掲載日:2013年05月20日 タメになるショートコラム集 › バイク乗りの勘所
Text/Nobuya YOSHIMURA
タイヤメーカーのイベントに、足まわりセッティングのアドバイザーとして参加するようになって、今年で3シーズン目。イベント当日は、1日平均10数人のお客さんから相談を受けたり、彼らのバイクを点検したりしている。そこで気になるのは、このコラムに何度か書いたプリロードのかかりすぎと、もうひとつ、ドライブチェーンの張りすぎである。過去に “チェーンのメンテを怠るな” と題して、4回連続でこのコラムに書いた中で、遊びの調整についても触れてはいる。
しかし、これほど張りすぎが多いと、何度も繰り返して書きたくなる。ドライブチェーンの張りすぎは、“百害あって一利なし” である。なのに、なぜ張りすぎてしまうのか、その理由はよくわからない。だらんとたるんでいるのを嫌う几帳面な人が多いのかとも考えたが、そのくせスロットルの遊びが大きすぎるのには無頓着だったりするから、どうやらそうではなさそうだ。ひょっとすると、私が見て “張りすぎ” と思うくらいが、彼らの考える “適正な遊び” なのかもしれない。

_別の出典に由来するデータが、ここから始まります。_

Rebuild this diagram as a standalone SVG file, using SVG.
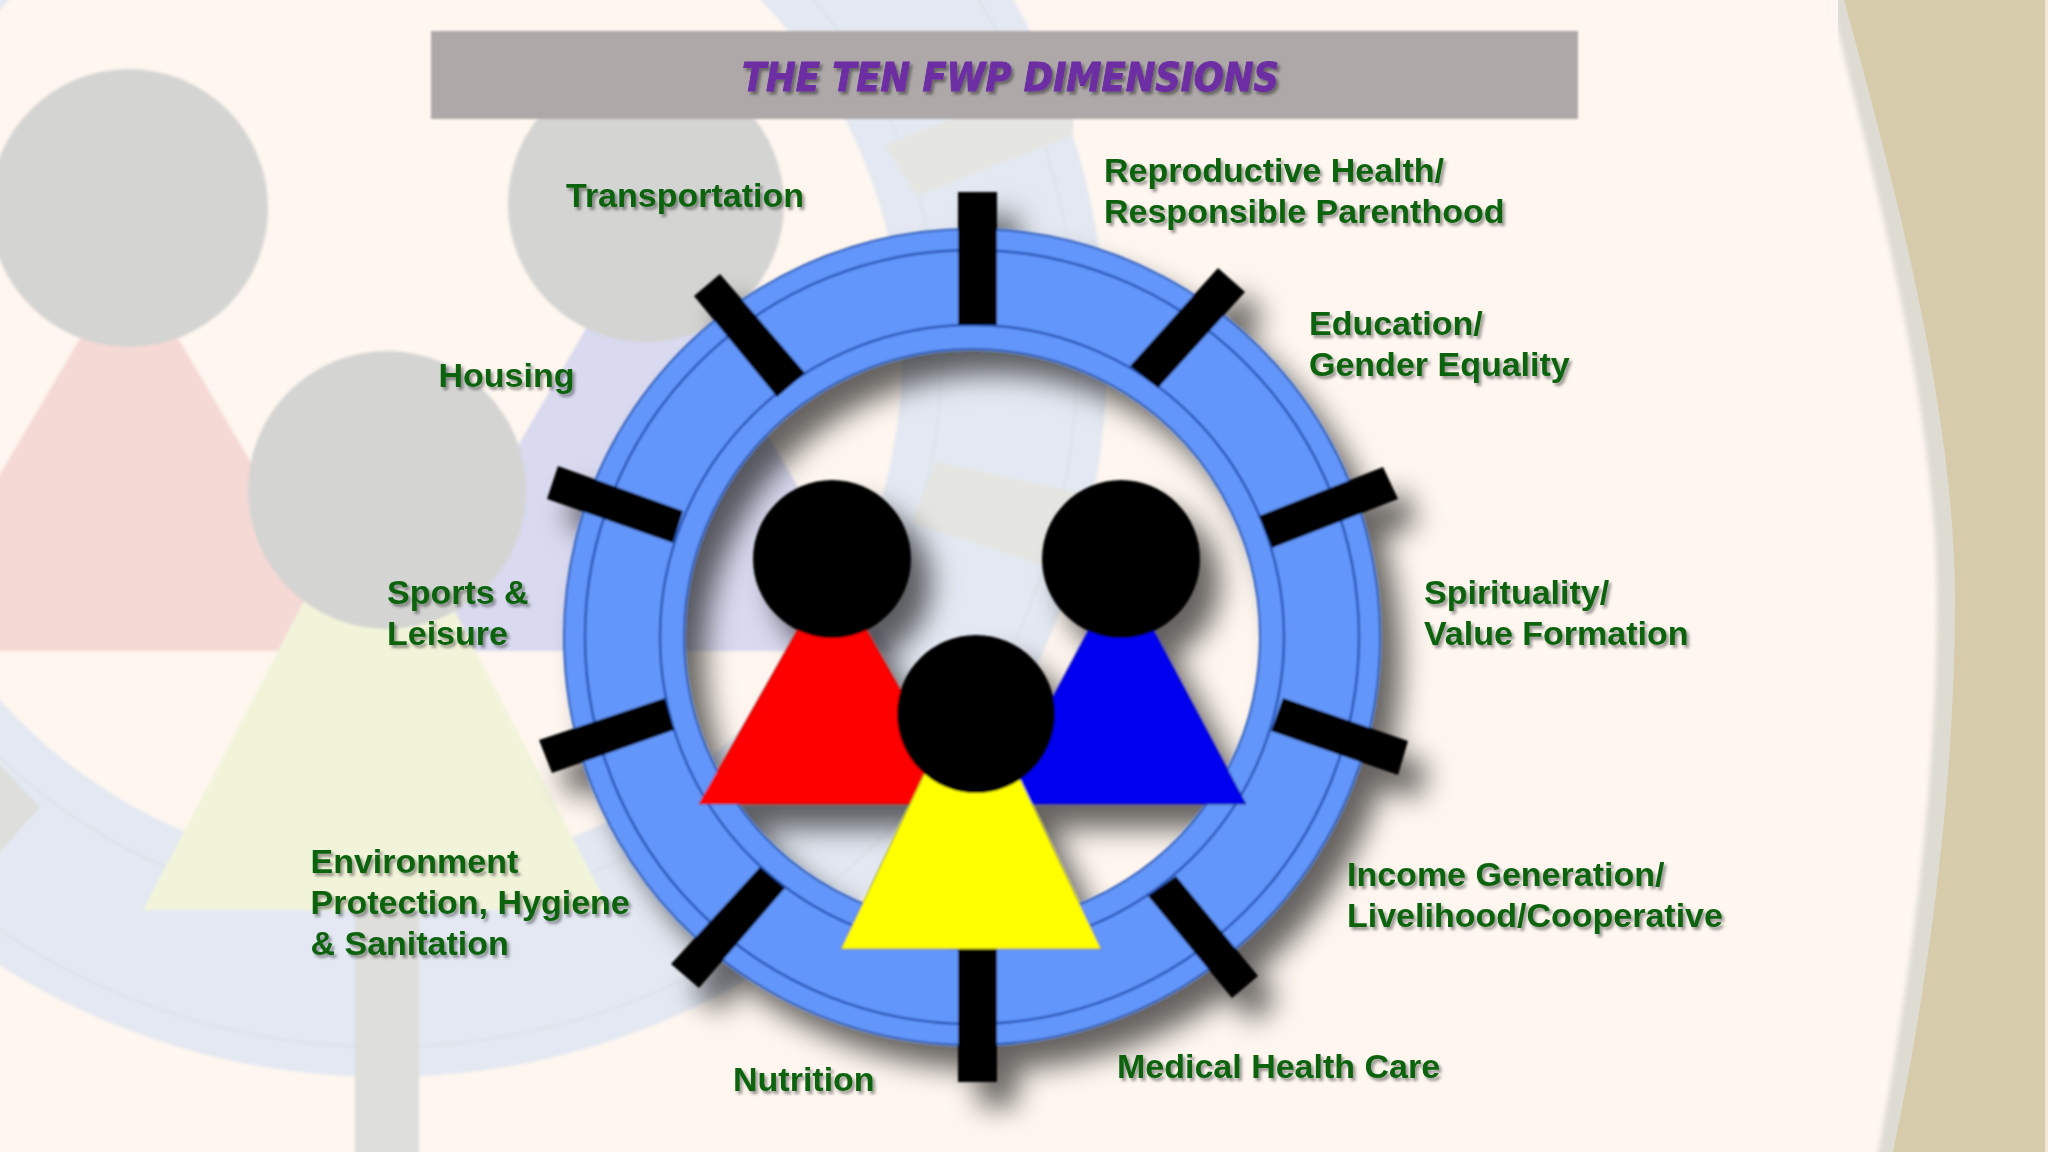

通常のスイングアームを持ったチェーンドライブのバイクでは、リアショックがある程度沈んだところで(正確には前後スプロケット中心とスイングアームピボットの3点が一直線上に並んだときに)ドライブスプロケット~ドリブンスプロケット間の距離が最大になるから、その状態でチェーンの遊びがゼロだとマズいのだ。遊びがゼロ=張りすぎのまま走ると、駆動抵抗の増加、チェーンの伸びや切れ、リアショックの作動不良など、多くの深刻なトラブルを起こしやすい。

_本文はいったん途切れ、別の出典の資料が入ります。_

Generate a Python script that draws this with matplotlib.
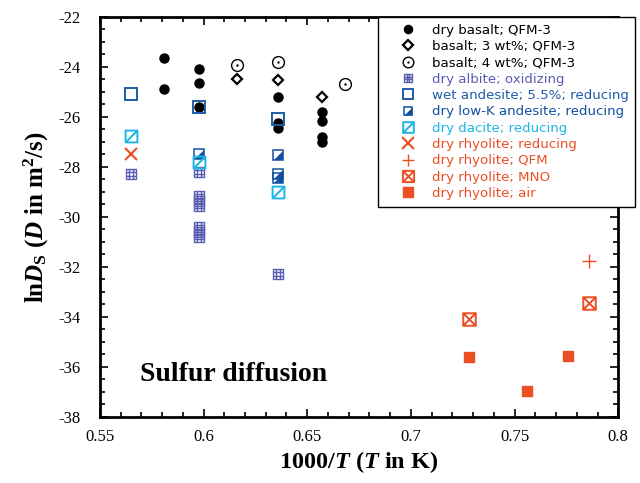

乱暴な言い方をすると、サイドスタンドで止めた(リアショックが伸びた)マシンを横から見て、チェーンがまっすぐに(ピンと張ったように)見えれば、張りすぎの疑い濃厚である。押して歩いているのを横から見て、チェーンの中央部が上下にプルプル震えるような動きをしていれば、それも同様。本来はリアショックを外し、最も張る位置で遊びがゼロにならないように調整すべきだが、シート後端に人を乗せた状態で点検すれば、張り気味なのかどうかの見当はつけやすい。